Inammissibile l’impugnazione di delibera proposta con ricorso
Riccardo Bianchini scrive…
La breve pronuncia che si annota rappresenta una delle prima applicazione dell’art. 1137 c.c. nella sua formulazione successiva alla riforma del condominio del 2012.
Nel riformare tale disposizione, il legislatore aveva infatti preso atto dell’oramai pacifico (o meglio, pacificato) orientamento giurisprudenziale in forza del quale doveva ritenersi che l’impugnazione delle delibere condominiali dovesse essere proposta con atto di citazione e non con ricorso, ancorché l’art. 1137 c.c., testualmente, utilizzasse la parola “ricorso”.
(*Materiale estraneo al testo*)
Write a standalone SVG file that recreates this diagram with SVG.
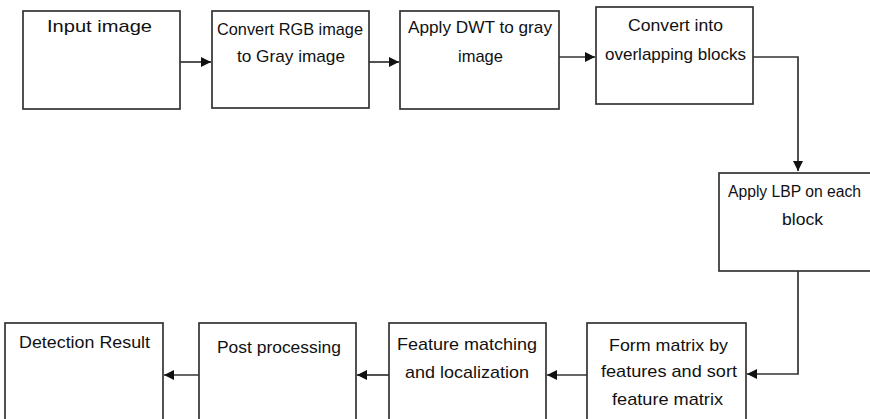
<svg xmlns="http://www.w3.org/2000/svg" width="870" height="419" viewBox="0 0 870 419">
<defs>
<style>
.box{fill:#fff;stroke:#333;stroke-width:1.7}
.t{font-family:"Liberation Sans",Arial,sans-serif;font-size:17px;fill:#111;text-anchor:start}
.c{fill:none;stroke:#333;stroke-width:1.7}
</style>
<marker id="ah" markerWidth="11" markerHeight="11" refX="10" refY="5.5" orient="auto" markerUnits="userSpaceOnUse">
<path d="M0,0.5 L10,5.5 L0,10.5 Z" fill="#111"/>
</marker>
</defs>
<rect width="870" height="419" fill="#fff"/>
<g id="connectors">
<path class="c" d="M180,62 H211" marker-end="url(#ah)"/>
<path class="c" d="M369,62 H399" marker-end="url(#ah)"/>
<path class="c" d="M559,57 H595" marker-end="url(#ah)"/>
<path class="c" d="M753,57 H798 V171" marker-end="url(#ah)"/>
<path class="c" d="M798,271 V374 H747" marker-end="url(#ah)"/>
<path class="c" d="M587,375 H547" marker-end="url(#ah)"/>
<path class="c" d="M389,375 H357" marker-end="url(#ah)"/>
<path class="c" d="M199,375 H164" marker-end="url(#ah)"/>
</g>
<g id="n1">
<rect class="box" x="23" y="11" width="157" height="98"/>
<text class="t" x="47" y="32" textLength="105" lengthAdjust="spacingAndGlyphs">Input image</text>
</g>
<g id="n2">
<rect class="box" x="212" y="11" width="157" height="97"/>
<text class="t" x="217" y="35" textLength="146" lengthAdjust="spacingAndGlyphs">Convert RGB image</text>
<text class="t" x="237" y="62" textLength="108" lengthAdjust="spacingAndGlyphs">to Gray image</text>
</g>
<g id="n3">
<rect class="box" x="400" y="11" width="159" height="98"/>
<text class="t" x="408" y="33" textLength="144" lengthAdjust="spacingAndGlyphs">Apply DWT to gray</text>
<text class="t" x="458" y="62" textLength="45" lengthAdjust="spacingAndGlyphs">image</text>
</g>
<g id="n4">
<rect class="box" x="596" y="7" width="157" height="97"/>
<text class="t" x="628" y="31" textLength="95" lengthAdjust="spacingAndGlyphs">Convert into</text>
<text class="t" x="605" y="60" textLength="141" lengthAdjust="spacingAndGlyphs">overlapping blocks</text>
</g>
<g id="n5">
<rect class="box" x="719" y="173" width="160" height="98"/>
<text class="t" x="728" y="197" font-size="16" textLength="133" lengthAdjust="spacingAndGlyphs" style="font-size:16px">Apply LBP on each</text>
<text class="t" x="782" y="225" textLength="41" lengthAdjust="spacingAndGlyphs">block</text>
</g>
<g id="n6">
<rect class="box" x="587" y="323" width="159" height="110"/>
<text class="t" x="609" y="351" textLength="119" lengthAdjust="spacingAndGlyphs">Form matrix by</text>
<text class="t" x="601" y="377" textLength="136" lengthAdjust="spacingAndGlyphs">features and sort</text>
<text class="t" x="612" y="405" textLength="111" lengthAdjust="spacingAndGlyphs">feature matrix</text>
</g>
<g id="n7">
<rect class="box" x="389" y="323" width="157" height="110"/>
<text class="t" x="397" y="350" textLength="140" lengthAdjust="spacingAndGlyphs">Feature matching</text>
<text class="t" x="405" y="378" textLength="124" lengthAdjust="spacingAndGlyphs">and localization</text>
</g>
<g id="n8">
<rect class="box" x="199" y="323" width="157" height="110"/>
<text class="t" x="217" y="353" textLength="124" lengthAdjust="spacingAndGlyphs">Post processing</text>
</g>
<g id="n9">
<rect class="box" x="5" y="323" width="158" height="110"/>
<text class="t" x="19" y="348" textLength="131" lengthAdjust="spacingAndGlyphs">Detection Result</text>
</g>
</svg>
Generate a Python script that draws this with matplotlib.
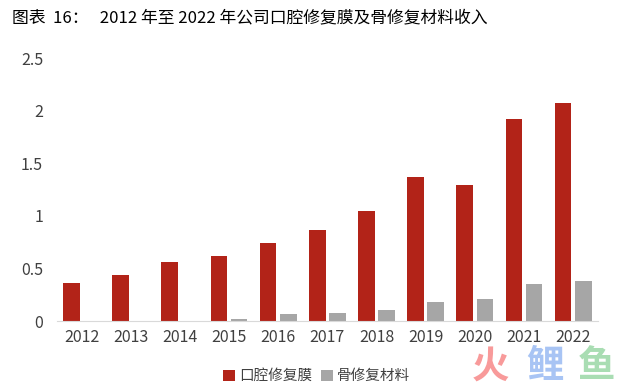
import numpy as np
import matplotlib
matplotlib.use("Agg")
import matplotlib.pyplot as plt

plt.rcParams['font.family'] = ['Noto Sans CJK SC', 'DejaVu Sans']

# 数据
years = ['2012', '2013', '2014', '2015', '2016', '2017', '2018', '2019', '2020', '2021', '2022']
membrane = [0.36, 0.44, 0.565, 0.62, 0.74, 0.87, 1.05, 1.37, 1.29, 1.92, 2.07]
bone = [0, 0, 0, 0.016, 0.067, 0.073, 0.105, 0.18, 0.21, 0.35, 0.38]
series_names = ['口腔修复膜', '骨修复材料']
title = '图表  16：   2012 年至 2022 年公司口腔修复膜及骨修复材料收入'

red = '#B22318'
grey = '#A6A6A6'
txt = '#404040'

fig = plt.figure(figsize=(6.4, 3.87), dpi=100)
ax = fig.add_axes([0.089, 0.1705, 0.845, 0.6795])

x = np.arange(len(years))
w = 0.34
off = 0.205
ax.bar(x - off, membrane, w, color=red, label=series_names[0])
ax.bar(x + off, bone, w, color=grey, label=series_names[1])

ax.set_xlim(-0.5, len(years) - 0.5)
ax.set_ylim(0, 2.5)
ax.set_yticks([0, 0.5, 1, 1.5, 2, 2.5])
ax.set_yticklabels(['0', '0.5', '1', '1.5', '2', '2.5'])
ax.set_xticks(x)
ax.set_xticklabels(years)
ax.tick_params(axis='both', length=0, labelsize=11.5, colors=txt)
ax.tick_params(axis='y', pad=10)
ax.tick_params(axis='x', pad=6)
for s in ['top', 'right', 'left']:
    ax.spines[s].set_visible(False)
ax.spines['bottom'].set_color('#D9D9D9')

fig.text(0.019, 0.953, title, fontsize=12.1, color='black', va='center')

fig.legend(loc='center', bbox_to_anchor=(0.495, 0.028), ncol=2, frameon=False,
           fontsize=10.5, handlelength=0.8, handleheight=0.8, handletextpad=0.3,
           columnspacing=0.6, labelcolor=txt)

# 水印
fig.text(0.766, 0.055, '火', fontsize=27, color='#F89A9A', fontweight='bold', ha='center', va='center')
fig.text(0.852, 0.055, '鲤', fontsize=27, color='#A8C4F4', fontweight='bold', ha='center', va='center')
fig.text(0.932, 0.055, '鱼', fontsize=27, color='#A9DDB3', fontweight='bold', ha='center', va='center')

fig.savefig('out.png', dpi=100)
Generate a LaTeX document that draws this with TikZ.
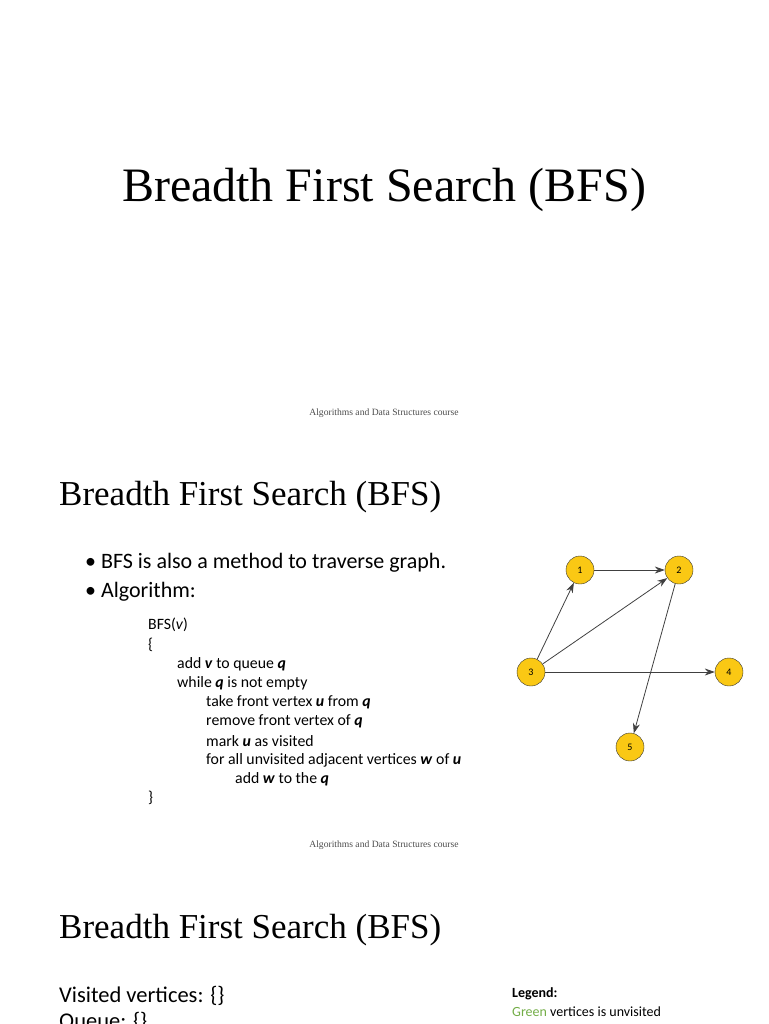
\documentclass[tikz,border=0pt]{standalone}
\usepackage{fontspec}
\setmainfont{Carlito}
\newfontfamily\tnr{Liberation Serif}
\usetikzlibrary{arrows.meta}
\begin{document}
\begin{tikzpicture}[x=1pt,y=-1pt,
  vtx/.style={circle,draw=black!80,fill={rgb,255:red,250;green,200;blue,20},minimum size=28pt,inner sep=0pt,font=\fontsize{10}{12}\selectfont},
  edge/.style={draw=black!75,line width=0.8pt,-{Stealth[length=10pt,width=7pt]}},
  foot/.style={font=\tnr\fontsize{9.6}{11}\selectfont,text=black!70},
  code/.style={anchor=west,font=\fontsize{15.8}{18}\selectfont,inner sep=0pt}]
\useasboundingbox (0,0) rectangle (768,1024);
\clip (0,0) rectangle (768,1024);
\node (t1) at (384,190) {\tnr\fontsize{48}{54}\selectfont Breadth First Search (BFS)};
\node[foot] (f1) at (384,413) {Algorithms and Data Structures course};
\node[anchor=west,inner sep=0pt] (t2) at (59,497) {\tnr\fontsize{35}{40}\selectfont Breadth First Search (BFS)};
\node[anchor=west,inner sep=0pt,font=\fontsize{22}{26}\selectfont] (b1) at (85,563) {\textbullet\ BFS is also a method to traverse graph.};
\node[anchor=west,inner sep=0pt,font=\fontsize{22}{26}\selectfont] (b2) at (85,592) {\textbullet\ Algorithm:};
\node[code] (c1) at (148,625) {BFS(\textit{v})};
\node[code] (c2) at (148,645) {\{};
\node[code] (c3) at (177,664) {add \textbf{\textit{v}} to queue \textbf{\textit{q}}};
\node[code] (c4) at (177,683) {while \textbf{\textit{q}} is not empty};
\node[code] (c5) at (206,702) {take front vertex \textbf{\textit{u}} from \textbf{\textit{q}}};
\node[code] (c6) at (206,721) {remove front vertex of \textbf{\textit{q}}};
\node[code] (c7) at (206,741) {mark \textbf{\textit{u}} as visited};
\node[code] (c8) at (206,760) {for all unvisited adjacent vertices \textbf{\textit{w}} of \textbf{\textit{u}}};
\node[code] (c9) at (235,779) {add \textbf{\textit{w}} to the \textbf{\textit{q}}};
\node[code] (c10) at (148,798) {\}};
\node[vtx] (n1) at (580,570) {1};
\node[vtx] (n2) at (679,570) {2};
\node[vtx] (n3) at (531,672) {3};
\node[vtx] (n4) at (729,672) {4};
\node[vtx] (n5) at (630,747) {5};
\draw[edge] (n1) -- (n2);
\draw[edge] (n3) -- (n1);
\draw[edge] (n3) -- (n2);
\draw[edge] (n3) -- (n4);
\draw[edge] (n2) -- (n5);
\node[foot] (f2) at (384,845) {Algorithms and Data Structures course};
\node[anchor=west,inner sep=0pt] (t3) at (59,930) {\tnr\fontsize{35}{40}\selectfont Breadth First Search (BFS)};
\node[anchor=west,inner sep=0pt,font=\fontsize{22.5}{26}\selectfont] (v1) at (59,996) {Visited vertices: \{\}};
\node[anchor=west,inner sep=0pt,font=\fontsize{22.5}{26}\selectfont] (v2) at (59,1022) {Queue: \{\}};
\node[anchor=west,inner sep=0pt,font=\bfseries\fontsize{14}{16}\selectfont] (l1) at (512,994) {Legend:};
\node[anchor=west,inner sep=0pt,font=\fontsize{14}{16}\selectfont] (l2) at (512,1012) {\textcolor[rgb]{0.45,0.68,0.28}{Green} vertices is unvisited};
\node[anchor=west,inner sep=0pt,font=\fontsize{14}{16}\selectfont] (l3) at (512,1031) {\textcolor[rgb]{0.95,0.75,0.1}{Yellow} vertices is visited};
\end{tikzpicture}
\end{document}
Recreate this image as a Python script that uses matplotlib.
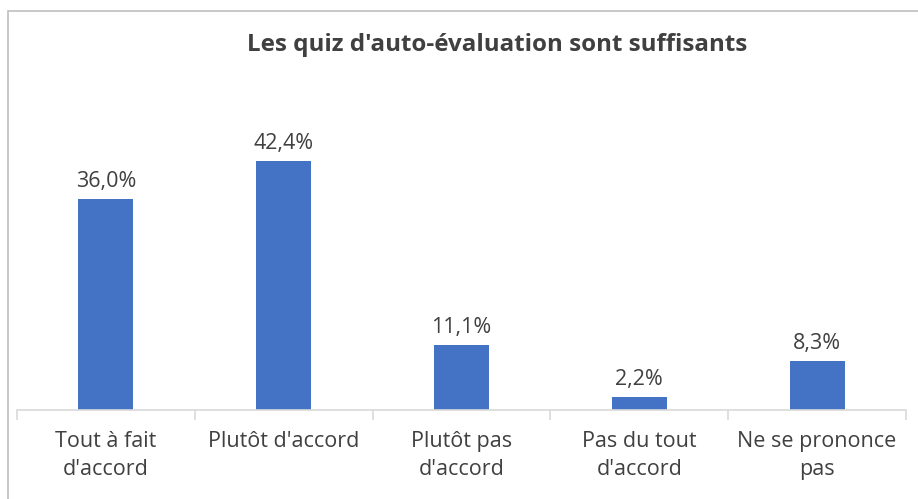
import matplotlib.pyplot as plt
from matplotlib.patches import Rectangle

categories = ["Tout à fait\nd'accord", "Plutôt d'accord", "Plutôt pas\nd'accord",
              "Pas du tout\nd'accord", "Ne se prononce\npas"]
values = [36.0, 42.4, 11.1, 2.2, 8.3]
labels = ["36,0%", "42,4%", "11,1%", "2,2%", "8,3%"]
title = "Les quiz d'auto-évaluation sont suffisants"

plt.rcParams['font.family'] = ['Open Sans', 'DejaVu Sans']
txt = '#404040'

fig = plt.figure(figsize=(9.18, 4.99), dpi=100)
fig.patches.append(Rectangle((8/918, -0.1), 1, 1.1 - 11/499, transform=fig.transFigure,
                             fill=False, edgecolor='#BFBFBF', linewidth=1.2))
ax = fig.add_axes([17/918, 1 - 410/499, 889/918, 293.6/499])

x = range(len(values))
bars = ax.bar(x, values, width=0.31, color='#4472C4')
for b, lab in zip(bars, labels):
    ax.annotate(lab, (b.get_x() + b.get_width()/2, b.get_height()), xytext=(0, 5),
                textcoords='offset points', ha='center', va='bottom', fontsize=15.5, color=txt)

ax.set_xlim(-0.5, len(values) - 0.5)
ax.set_ylim(0, 50)
ax.set_yticks([])
for s in ['top', 'right', 'left']:
    ax.spines[s].set_visible(False)
ax.spines['bottom'].set_color('#D9D9D9')
ax.spines['bottom'].set_linewidth(1.2)
ax.set_xticks(x)
ax.set_xticklabels(categories, fontsize=15.5, color=txt, linespacing=1.45)
ax.tick_params(axis='x', length=0, pad=15)
ax.set_xticks([i + 0.5 for i in range(-1, len(values))], minor=True)
ax.tick_params(axis='x', which='minor', length=7, color='#D9D9D9', width=1.2)

fig.text(497/918, 1 - 45/499, title, ha='center', va='center', fontsize=17.4,
         fontweight='bold', color=txt)

fig.savefig('out.png', dpi=100)
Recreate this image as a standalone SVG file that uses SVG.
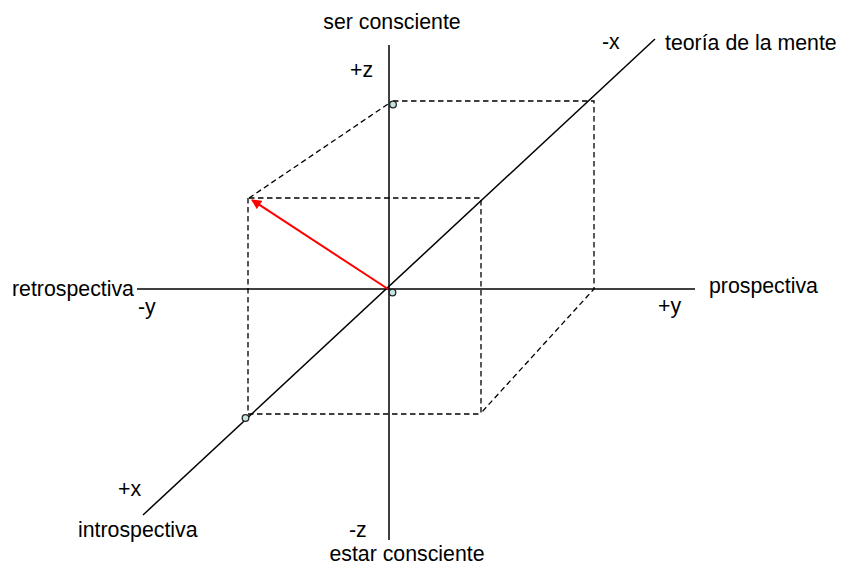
<svg xmlns="http://www.w3.org/2000/svg" width="843" height="566" viewBox="0 0 843 566">
<style>
text{font-family:"Liberation Sans",Arial,sans-serif;font-size:21.3px;fill:#000}
.ax{stroke:#000;stroke-width:1.5;fill:none}
.d{stroke:#000;stroke-width:1.3;stroke-dasharray:5.5 3.5;fill:none}
.pt{fill:#c4e4e4;stroke:#222;stroke-width:1.3}
</style>
<defs>
<marker id="ah" viewBox="0 0 10 10" refX="9" refY="5" markerWidth="5.5" markerHeight="5" orient="auto" markerUnits="strokeWidth">
<path d="M0,0 L10,5 L0,10 z" fill="#ff0000"/>
</marker>
</defs>
<rect width="843" height="566" fill="#fff"/>
<g id="connectors">
<line class="ax" x1="389" y1="45" x2="389" y2="540"/>
<line class="ax" x1="137" y1="289" x2="695" y2="289"/>
<line class="ax" x1="143" y1="515" x2="655" y2="39"/>
<path class="d" d="M249,198 L391,102"/>
<path class="d" d="M393,101 L594,101 L594,289 L481,413"/>
<path class="d" d="M249,198 L481,198 L481,413"/>
<path class="d" d="M248,198 L248,414 L481,414"/>
<line x1="388" y1="289" x2="252" y2="200" stroke="#ff0000" stroke-width="2" marker-end="url(#ah)"/>
</g>
<g id="points">
<circle class="pt" cx="393" cy="104.5" r="3.3"/>
<circle class="pt" cx="392.5" cy="292.5" r="3.3"/>
<circle class="pt" cx="245.5" cy="418" r="3.3"/>
</g>
<g id="labels">
<text x="392" y="29" text-anchor="middle">ser consciente</text>
<text x="350" y="77">+z</text>
<text x="602" y="49">-x</text>
<text x="665" y="50">teoría de la mente</text>
<text x="12" y="296">retrospectiva</text>
<text x="138" y="314">-y</text>
<text x="709" y="293">prospectiva</text>
<text x="658" y="313">+y</text>
<text x="118" y="496">+x</text>
<text x="78" y="537">introspectiva</text>
<text x="349" y="537">-z</text>
<text x="407" y="561" text-anchor="middle">estar consciente</text>
</g>
</svg>
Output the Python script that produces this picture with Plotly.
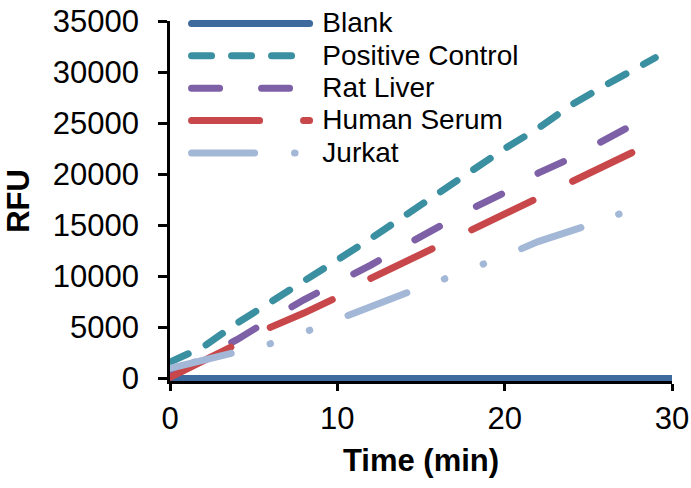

La nuova stesura dell’articolo prevede infatti che “Contro le deliberazioni contrarie alla legge o al regolamento di condominio ogni condomino assente, dissenziente o astenuto può adire l’autorità giudiziaria chiedendone l’annullamento nel termine perentorio di trenta giorni, che decorre dalla data della deliberazione per i dissenzienti o astenuti e dalla data di comunicazione della deliberazione per gli assenti.”
Come detto, nella vigenza della precedente stesura della disposizione, la giurisprudenza era comunque giunta ad affermare che "L’art. 1137 c.c. non disciplina la forma delle impugnazioni delle deliberazioni condominiali, che vanno pertanto proposte con citazione, in applicazione della regola dettata dall’art. 163 c.p.c." (Cass. S.U. n. 8491/2011).
La conseguenza di tale impostazione era dunque quella di ritenere che la forma corretta per incardinare l’impugnazione fosse quella dell’atto di citazione: ciò però con il significativo temperamento di ritenere comunque sanabile l’errore della parte che avesse introdotto il giudizio con un ricorso.
Nel caso di specie, invece, il Giudice, preso atto dell’oramai chiarificazione raggiunta a seguito della pronuncia delle Sezioni Unite e, soprattutto, a seguito della modifica della disposizione codicistica, ha ritenuto che il ricorso proposto avverso la deliberazione condominiale dovesse ritenersi inammissibile.
E questo perché introducendo il giudizio con l’atto di ricorso sono venuti a mancare i requisiti previsti a pena di nullità del numero 7) dell’art. 163 c.p.c.: ossia la data dell’udienza di prima comparizione e gli avvertimenti destinati al corretto instaurarsi del contraddittorio processuale con il convenuto.
Nella propria pronuncia il giudice ha poi soggiunto che, in una tale ipotesi, neppure può operare il principio generale di conservazione degli atti processuali fondato sulla possibilità che l’atto, per quanto invalido, abbia comunque raggiunto il proprio scopo, poiché mancando la data di dell’udienza lo scopo prefissatosi dal legislatore non è in alcun modo raggiunto.
In ultimo, nella pronuncia viene evidenziato come la nullità di cui è affetto l’atto introduttivo non potrebbe neppure essere sanata attraverso il meccanismo sanante di cui all’art. 164, comma 2, c.p.c., in quanto esso è regolato espressamente nei soli casi di introduzione del giudizio con citazione e, in ogni caso, in quanto il ricorso (necessariamente) era totalmente privo dell’indicazione di una udienza di comparizione (e non solo "l’avvertimento previsto dal n. 7) dell’art. 163" di cui al primo comma dell’articolo in questione).
Sulla base di tali argomentazioni, il Giudice ha dunque ritenuto inammissibile il ricorso proposto, con la conseguenza estremamente significativa che, stante il termine decadenziale di impugnazione, il ricorrente non potrà proporre alcun ulteriore tempestivo giudizio avverso la delibera condominiale.